[EXERCISE]: Write out the whole listing again, exactly.

[DATA EXCERPT]:
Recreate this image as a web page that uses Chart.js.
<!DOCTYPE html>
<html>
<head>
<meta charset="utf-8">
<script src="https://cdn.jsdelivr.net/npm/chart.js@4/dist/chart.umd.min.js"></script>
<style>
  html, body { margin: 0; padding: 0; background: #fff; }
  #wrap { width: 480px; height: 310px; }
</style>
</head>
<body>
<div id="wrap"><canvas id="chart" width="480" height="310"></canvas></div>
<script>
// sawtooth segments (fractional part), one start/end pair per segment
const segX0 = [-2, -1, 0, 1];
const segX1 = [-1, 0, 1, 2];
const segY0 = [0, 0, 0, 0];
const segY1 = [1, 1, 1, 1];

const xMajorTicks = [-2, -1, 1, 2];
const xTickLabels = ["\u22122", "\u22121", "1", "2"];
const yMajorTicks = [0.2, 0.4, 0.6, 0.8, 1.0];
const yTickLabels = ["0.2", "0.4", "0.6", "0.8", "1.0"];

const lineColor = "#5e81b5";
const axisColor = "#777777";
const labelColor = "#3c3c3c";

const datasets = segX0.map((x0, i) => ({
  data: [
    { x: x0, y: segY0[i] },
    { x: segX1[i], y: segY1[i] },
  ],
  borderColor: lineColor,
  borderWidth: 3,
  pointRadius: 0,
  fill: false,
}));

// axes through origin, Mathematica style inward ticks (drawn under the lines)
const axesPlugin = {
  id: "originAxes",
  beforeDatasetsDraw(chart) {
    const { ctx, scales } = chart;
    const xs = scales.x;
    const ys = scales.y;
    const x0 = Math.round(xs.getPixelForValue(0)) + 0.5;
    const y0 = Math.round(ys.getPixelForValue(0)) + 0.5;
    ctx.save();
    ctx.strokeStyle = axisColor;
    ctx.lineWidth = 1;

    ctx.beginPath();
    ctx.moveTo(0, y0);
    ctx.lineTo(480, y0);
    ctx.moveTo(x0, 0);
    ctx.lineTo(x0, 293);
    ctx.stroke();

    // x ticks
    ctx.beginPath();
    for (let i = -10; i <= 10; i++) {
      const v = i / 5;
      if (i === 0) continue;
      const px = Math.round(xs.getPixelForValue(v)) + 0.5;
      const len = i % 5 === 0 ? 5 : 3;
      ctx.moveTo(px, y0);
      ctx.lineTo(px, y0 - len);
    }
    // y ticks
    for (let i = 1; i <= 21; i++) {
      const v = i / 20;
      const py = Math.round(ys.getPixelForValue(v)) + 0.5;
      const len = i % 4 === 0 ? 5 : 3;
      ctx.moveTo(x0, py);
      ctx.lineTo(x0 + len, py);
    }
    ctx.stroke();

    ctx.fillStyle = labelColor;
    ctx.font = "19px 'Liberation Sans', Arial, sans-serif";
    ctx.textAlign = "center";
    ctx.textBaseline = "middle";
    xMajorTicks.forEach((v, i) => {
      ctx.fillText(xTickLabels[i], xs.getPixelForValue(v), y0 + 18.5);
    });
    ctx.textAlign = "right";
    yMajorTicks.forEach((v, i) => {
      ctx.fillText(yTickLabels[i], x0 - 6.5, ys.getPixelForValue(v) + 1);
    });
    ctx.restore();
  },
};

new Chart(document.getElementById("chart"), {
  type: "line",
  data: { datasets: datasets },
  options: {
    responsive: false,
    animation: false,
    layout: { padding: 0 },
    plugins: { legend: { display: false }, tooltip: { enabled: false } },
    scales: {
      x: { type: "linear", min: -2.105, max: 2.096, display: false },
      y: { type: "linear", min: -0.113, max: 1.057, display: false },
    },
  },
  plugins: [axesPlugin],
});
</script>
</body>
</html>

[COMPLETED TASK]:
Recreate this image as a web page that uses Chart.js.
<!DOCTYPE html>
<html>
<head>
<meta charset="utf-8">
<script src="https://cdn.jsdelivr.net/npm/chart.js@4/dist/chart.umd.min.js"></script>
<style>
  html, body { margin: 0; padding: 0; background: #fff; }
  #wrap { width: 480px; height: 310px; }
</style>
</head>
<body>
<div id="wrap"><canvas id="chart" width="480" height="310"></canvas></div>
<script>
// sawtooth segments (fractional part), one start/end pair per segment
const segX0 = [-2, -1, 0, 1];
const segX1 = [-1, 0, 1, 2];
const segY0 = [0, 0, 0, 0];
const segY1 = [1, 1, 1, 1];

const xMajorTicks = [-2, -1, 1, 2];
const xTickLabels = ["\u22122", "\u22121", "1", "2"];
const yMajorTicks = [0.2, 0.4, 0.6, 0.8, 1.0];
const yTickLabels = ["0.2", "0.4", "0.6", "0.8", "1.0"];

const lineColor = "#5e81b5";
const axisColor = "#777777";
const labelColor = "#3c3c3c";

const datasets = segX0.map((x0, i) => ({
  data: [
    { x: x0, y: segY0[i] },
    { x: segX1[i], y: segY1[i] },
  ],
  borderColor: lineColor,
  borderWidth: 3,
  pointRadius: 0,
  fill: false,
}));

// axes through origin, Mathematica style inward ticks (drawn under the lines)
const axesPlugin = {
  id: "originAxes",
  beforeDatasetsDraw(chart) {
    const { ctx, scales } = chart;
    const xs = scales.x;
    const ys = scales.y;
    const x0 = Math.round(xs.getPixelForValue(0)) + 0.5;
    const y0 = Math.round(ys.getPixelForValue(0)) + 0.5;
    ctx.save();
    ctx.strokeStyle = axisColor;
    ctx.lineWidth = 1;

    ctx.beginPath();
    ctx.moveTo(0, y0);
    ctx.lineTo(480, y0);
    ctx.moveTo(x0, 0);
    ctx.lineTo(x0, 293);
    ctx.stroke();

    // x ticks
    ctx.beginPath();
    for (let i = -10; i <= 10; i++) {
      const v = i / 5;
      if (i === 0) continue;
      const px = Math.round(xs.getPixelForValue(v)) + 0.5;
      const len = i % 5 === 0 ? 5 : 3;
      ctx.moveTo(px, y0);
      ctx.lineTo(px, y0 - len);
    }
    // y ticks
    for (let i = 1; i <= 21; i++) {
      const v = i / 20;
      const py = Math.round(ys.getPixelForValue(v)) + 0.5;
      const len = i % 4 === 0 ? 5 : 3;
      ctx.moveTo(x0, py);
      ctx.lineTo(x0 + len, py);
    }
    ctx.stroke();

    ctx.fillStyle = labelColor;
    ctx.font = "19px 'Liberation Sans', Arial, sans-serif";
    ctx.textAlign = "center";
    ctx.textBaseline = "middle";
    xMajorTicks.forEach((v, i) => {
      ctx.fillText(xTickLabels[i], xs.getPixelForValue(v), y0 + 18.5);
    });
    ctx.textAlign = "right";
    yMajorTicks.forEach((v, i) => {
      ctx.fillText(yTickLabels[i], x0 - 6.5, ys.getPixelForValue(v) + 1);
    });
    ctx.restore();
  },
};

new Chart(document.getElementById("chart"), {
  type: "line",
  data: { datasets: datasets },
  options: {
    responsive: false,
    animation: false,
    layout: { padding: 0 },
    plugins: { legend: { display: false }, tooltip: { enabled: false } },
    scales: {
      x: { type: "linear", min: -2.105, max: 2.096, display: false },
      y: { type: "linear", min: -0.113, max: 1.057, display: false },
    },
  },
  plugins: [axesPlugin],
});
</script>
</body>
</html>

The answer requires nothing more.